I want to keep Ukraine close to my heart, and the Ukrainian language in my mouth. I buy art and clothing from Ukrainian vendors, and have contributed to refugee support and to a call from Timothy Snyder to fund defensive drones. I need more to do. This app is out of words to teach me, and I’m just spinning in place.
But one thing I hope I can do, just as someone who reads, and thinks, and creates, and questions, someone who has a great deal of empathy but whose superpowers include boundary-setting and bullshit-detecting (my other power is my sense of direction), is help us all see that we cannot abide a world where angry people — no matter how good you (or they) think their reasons are — cross borders and harm humans simply for being “other.” As I’ve said before: I was born in the US, on land stolen from natives who, to this day, are oppressed. That does not mean they have the right to slaughter me in my bed. We have to make things better, not worse. The first step is observing what we have in common, not what sets us apart.

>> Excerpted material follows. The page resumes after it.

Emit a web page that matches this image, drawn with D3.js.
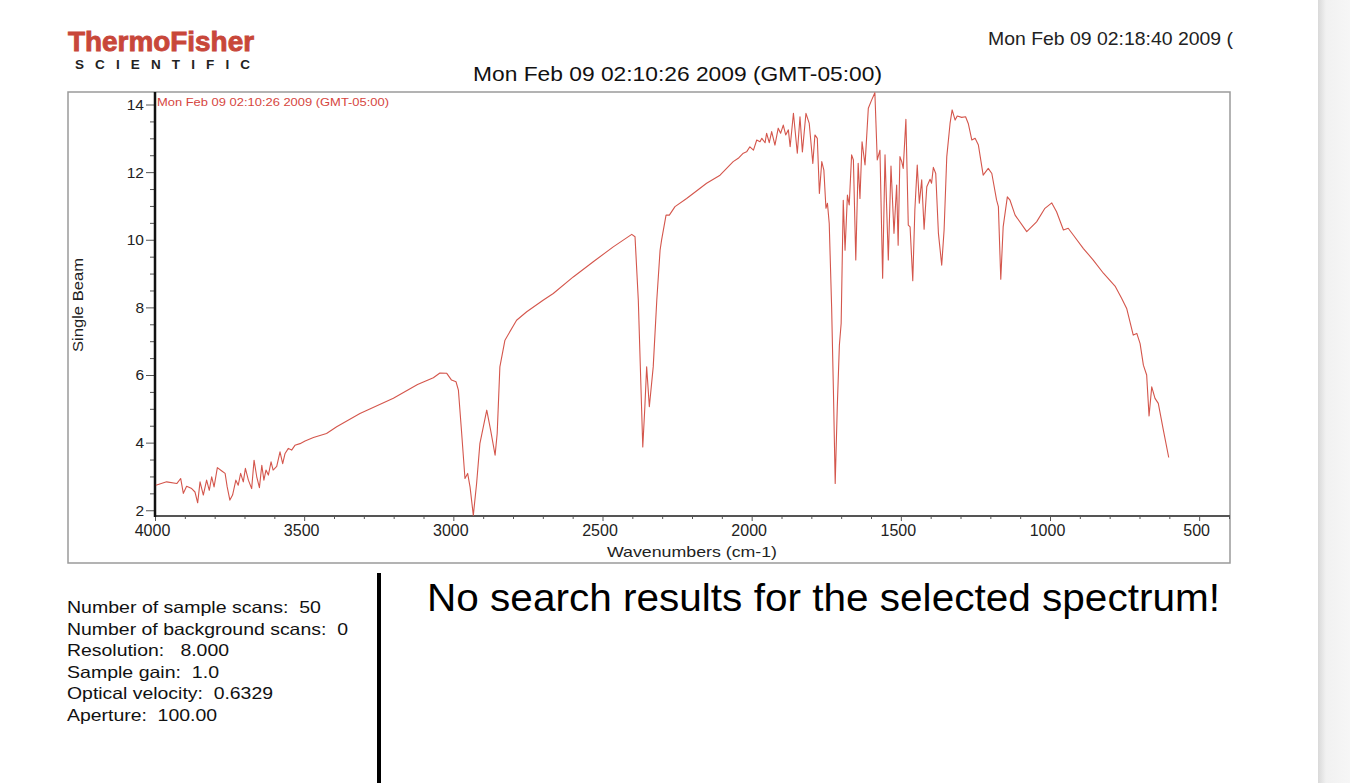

This is not your faux pas, Amy, it is a projection by others to justify one form of violence over another. When we start making spaces for murderers, then no one is safe from those who would feel justified by their actions in blind adherence to their own subjective truths. The fact stands that humans are oppressors by their very nature and my heart goes out to anyone oppressed by violence. To say one oppression should be celebrated, while the other abhorred is an odd reaction, and while I understand that's not what YOU are saying, the idea that anyone says it shows me the kind of person they are. I do commend you though for trying to unpack this because it shows you come from a place of understanding and a commitment to learning. I wish we could all approach it with such a level head.